===== Provided records =====

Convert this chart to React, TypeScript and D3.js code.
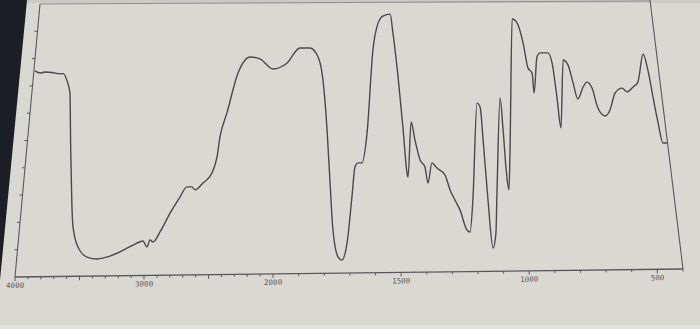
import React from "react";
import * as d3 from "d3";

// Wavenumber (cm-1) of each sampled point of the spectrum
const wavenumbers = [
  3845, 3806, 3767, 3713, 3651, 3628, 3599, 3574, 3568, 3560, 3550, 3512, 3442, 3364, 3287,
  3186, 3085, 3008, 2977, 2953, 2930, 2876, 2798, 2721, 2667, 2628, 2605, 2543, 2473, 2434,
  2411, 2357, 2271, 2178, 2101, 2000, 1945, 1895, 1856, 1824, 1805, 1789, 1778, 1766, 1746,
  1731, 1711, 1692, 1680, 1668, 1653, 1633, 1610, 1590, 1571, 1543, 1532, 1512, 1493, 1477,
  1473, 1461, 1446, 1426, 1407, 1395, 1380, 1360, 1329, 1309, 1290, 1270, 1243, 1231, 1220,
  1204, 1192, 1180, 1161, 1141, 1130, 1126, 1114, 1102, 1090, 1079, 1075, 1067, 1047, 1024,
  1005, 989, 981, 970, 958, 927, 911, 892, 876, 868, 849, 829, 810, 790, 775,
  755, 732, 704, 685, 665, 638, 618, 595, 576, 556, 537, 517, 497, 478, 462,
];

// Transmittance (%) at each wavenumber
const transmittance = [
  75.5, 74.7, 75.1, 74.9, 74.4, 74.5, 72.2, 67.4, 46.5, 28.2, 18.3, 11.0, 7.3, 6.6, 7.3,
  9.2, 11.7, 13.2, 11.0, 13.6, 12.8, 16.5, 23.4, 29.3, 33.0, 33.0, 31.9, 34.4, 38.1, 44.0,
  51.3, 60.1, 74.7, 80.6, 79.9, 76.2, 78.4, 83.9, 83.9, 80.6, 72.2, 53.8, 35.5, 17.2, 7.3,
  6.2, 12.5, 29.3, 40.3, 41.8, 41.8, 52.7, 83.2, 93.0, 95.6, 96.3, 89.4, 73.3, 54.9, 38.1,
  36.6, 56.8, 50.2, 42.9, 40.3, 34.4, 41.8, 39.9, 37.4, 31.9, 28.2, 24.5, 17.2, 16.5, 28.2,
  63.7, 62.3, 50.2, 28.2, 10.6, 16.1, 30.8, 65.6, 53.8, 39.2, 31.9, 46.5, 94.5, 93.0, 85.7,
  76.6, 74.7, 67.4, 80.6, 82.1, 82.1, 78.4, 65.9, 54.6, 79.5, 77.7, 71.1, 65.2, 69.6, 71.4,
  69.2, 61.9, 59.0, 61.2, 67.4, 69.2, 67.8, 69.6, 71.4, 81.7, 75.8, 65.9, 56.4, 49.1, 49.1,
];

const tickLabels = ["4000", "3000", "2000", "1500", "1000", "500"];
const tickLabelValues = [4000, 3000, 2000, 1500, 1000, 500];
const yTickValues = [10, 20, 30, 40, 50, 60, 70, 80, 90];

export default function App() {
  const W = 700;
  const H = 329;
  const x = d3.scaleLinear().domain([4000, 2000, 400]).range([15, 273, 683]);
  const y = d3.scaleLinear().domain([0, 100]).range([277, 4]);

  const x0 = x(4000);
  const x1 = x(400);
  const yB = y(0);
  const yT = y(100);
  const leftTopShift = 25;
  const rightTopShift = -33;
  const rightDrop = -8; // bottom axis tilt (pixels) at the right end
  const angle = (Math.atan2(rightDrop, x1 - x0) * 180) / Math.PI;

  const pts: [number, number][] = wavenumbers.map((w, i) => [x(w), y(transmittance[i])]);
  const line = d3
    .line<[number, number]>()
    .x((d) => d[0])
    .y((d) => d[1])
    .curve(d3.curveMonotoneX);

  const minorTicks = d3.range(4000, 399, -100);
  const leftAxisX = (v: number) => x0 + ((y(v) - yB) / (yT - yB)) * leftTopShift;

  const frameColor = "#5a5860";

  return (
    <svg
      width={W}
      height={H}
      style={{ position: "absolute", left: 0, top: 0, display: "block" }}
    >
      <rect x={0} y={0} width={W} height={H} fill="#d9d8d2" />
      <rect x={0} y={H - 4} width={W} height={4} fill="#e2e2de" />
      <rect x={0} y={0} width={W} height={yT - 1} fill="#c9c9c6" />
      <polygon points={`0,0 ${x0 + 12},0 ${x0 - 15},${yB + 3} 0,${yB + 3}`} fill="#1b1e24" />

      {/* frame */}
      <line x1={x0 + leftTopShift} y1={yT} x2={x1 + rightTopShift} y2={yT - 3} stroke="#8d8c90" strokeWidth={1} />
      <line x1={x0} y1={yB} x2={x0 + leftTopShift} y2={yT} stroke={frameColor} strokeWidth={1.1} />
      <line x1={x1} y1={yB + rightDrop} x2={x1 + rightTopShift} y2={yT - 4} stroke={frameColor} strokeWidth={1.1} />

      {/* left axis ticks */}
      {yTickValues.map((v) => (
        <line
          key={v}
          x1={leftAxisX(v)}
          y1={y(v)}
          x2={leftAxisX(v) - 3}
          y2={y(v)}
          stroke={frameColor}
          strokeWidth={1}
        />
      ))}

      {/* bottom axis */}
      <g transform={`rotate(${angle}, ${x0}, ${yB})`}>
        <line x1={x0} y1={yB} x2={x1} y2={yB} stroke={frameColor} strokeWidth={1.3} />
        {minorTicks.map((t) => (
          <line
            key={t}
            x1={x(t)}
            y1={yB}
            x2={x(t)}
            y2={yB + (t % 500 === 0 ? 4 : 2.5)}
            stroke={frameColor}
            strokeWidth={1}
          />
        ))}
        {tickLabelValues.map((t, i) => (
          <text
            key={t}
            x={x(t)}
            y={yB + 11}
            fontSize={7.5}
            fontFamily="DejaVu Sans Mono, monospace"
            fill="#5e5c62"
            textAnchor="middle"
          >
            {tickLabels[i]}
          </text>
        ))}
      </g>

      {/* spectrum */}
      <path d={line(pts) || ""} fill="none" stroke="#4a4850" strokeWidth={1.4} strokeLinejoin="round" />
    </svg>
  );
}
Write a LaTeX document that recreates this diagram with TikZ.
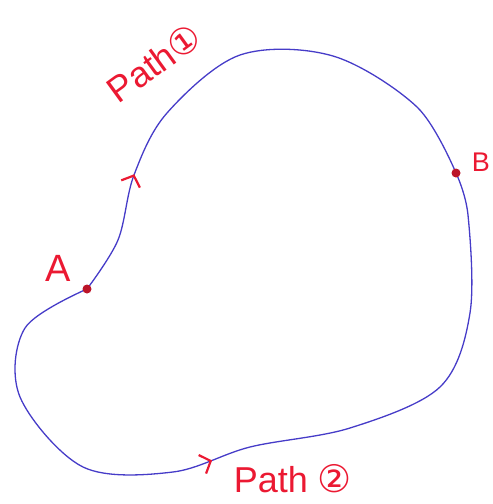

=====

» **Task statement**
Find every line in the records above that contains the word "React", and copy each one.

» **Output for this task**
Convert this chart to React, TypeScript and D3.js code.
import React from "react";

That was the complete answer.